At TRS Training, we never encourage people to undertake courses unless it helps them to progress in their job and fits in to their career plan. This is our company philosophy, supported by processes that ensure with everyone who enrols on one of our courses follows our simple guiding principle: Correct Course Correct Career. It’s not a slogan but a commitment to anyone doing a course with us and to employers who use our staff development services. It’s also a promise to the logistics industry.
What does Correct Course Correct Career really mean?

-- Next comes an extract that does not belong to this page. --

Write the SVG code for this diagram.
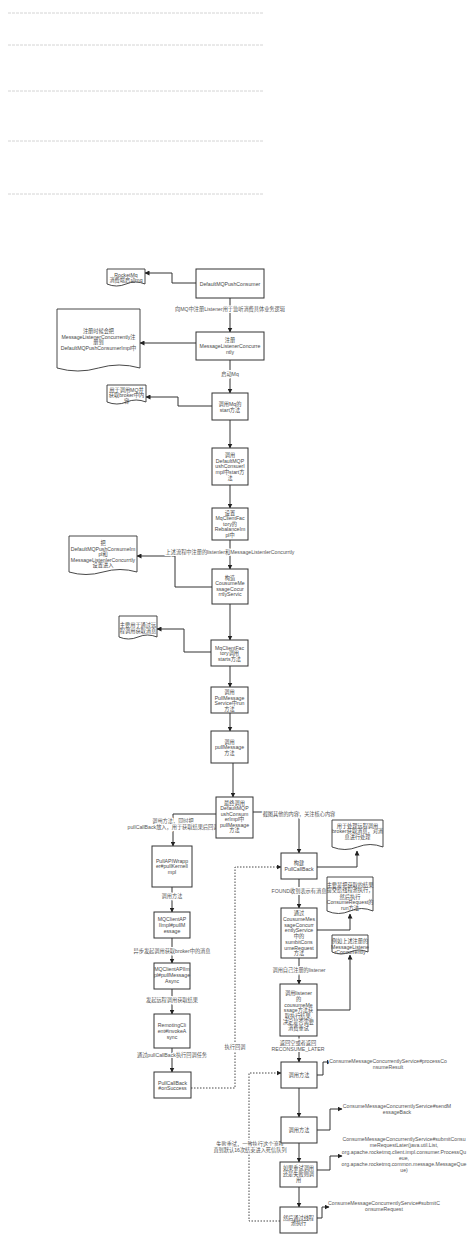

Choosing the right training programme isn’t just about funding eligibility or availability, it’s about fit. At TRS, that means:
- Matching the individual’s career goals to the right apprenticeship standard or other course
- Ensuring the qualification aligns with genuine job roles in logistics and transport
- Supporting both new entrants and existing staff to progress with purpose
- Delivering structured, work-based learning that leads to real competence and boosts career potential
Whether it’s an urban driver apprenticeship leading to an HGV Cat C/C1 licence, or an operational leadership programme designed to strengthen management capability, the focus is always the same: the course must make sense for the career. So that means no mis-selling, no box-ticking and no qualifications that sit unused.
What it means for employers
For employers, the principle matters just as much. Any training undertaken by staff should strengthen your business as well as develop individuals. Correct Course Correct Career means:
- Apprenticeships and other courses aligned to operational needs
- Training that improves performance, compliance and productivity
- Staff who understand not just how to do the job but why it matters
- A long-term skills pipeline for your business
- Happy, fulfilled staff who feel their employer is invested in their future
- Low staff turnover
The measure of success is simple. Is your staff member making the best of themselves? Are they making a valued contribution in the business? Are they keen to progress in the organisation?What we do at TRS ensures that you can answer yes to those questions.
Why this principle matters in logistics
The logistics industry is evolving. Compliance standards are tightening. Customer expectations are rising. Technology is changing the way operations run. Training must keep pace. Putting someone on the wrong course wastes time, funding and potential. Putting them on the right one builds careers that contribute and strengthen the sector as a whole, ensuring that businesses and the logistics industry have the skills to succeed.
A simple promise delivered properly
Our Correct Course Correct Career principle is about integrity. In practice here’s what it looks like:
- Thorough IAG interviews
- asking the right questions before enrolment
- ensuring someone’s experience, skills and career goals are thoroughly explored
- understanding exactly what an employer expects their employee on training to achieve
- being honest if a programme isn’t suitable
- aligning recommendations with real job roles in transport and logistics
It’s straightforward but it requires discipline and taking the whole business of training very seriously. These are decisions that shape people’s lives and futures.
If you are an individual looking to start or progress your career in logistics, the starting point is the same: Let’s make sure you are on the correct course so you can build the correct career, the career you want.
The person behind Correct Course Correct Career
At TRS, Correct Course Correct Career works because we take the time to check it properly. That starts with Ruth Fraser, our Apprenticeship Onboarding Officer.
Before any learner is enrolled, Ruth holds a detailed Information, Advice and Guidance session. She spends around an hour understanding their previous qualifications, work experience, current role and long-term ambitions. She explores why they’ve chosen the apprenticeship or other course, and what they expect it to do for their future, making sure the programme genuinely fits both their current position and their career goals.
Most individuals are on the right path. But sometimes Ruth identifies that something doesn’t quite line up. It may be that the apprenticeship level is too low, that the programme doesn’t fully match their job role, or that their expectations don’t reflect what the course is designed to deliver. When that happens, she addresses it right at the start, recommending a more suitable option so everyone’s time, effort and public funding are used wisely.
We also recognise that careers don’t stand still. That’s why, once Ruth has ensured the starting point is right, the TRS skills coaches take over. Throughout the apprenticeship, and again at the end, they regularly check in with learners to make sure their direction of travel is still on track for the career they want.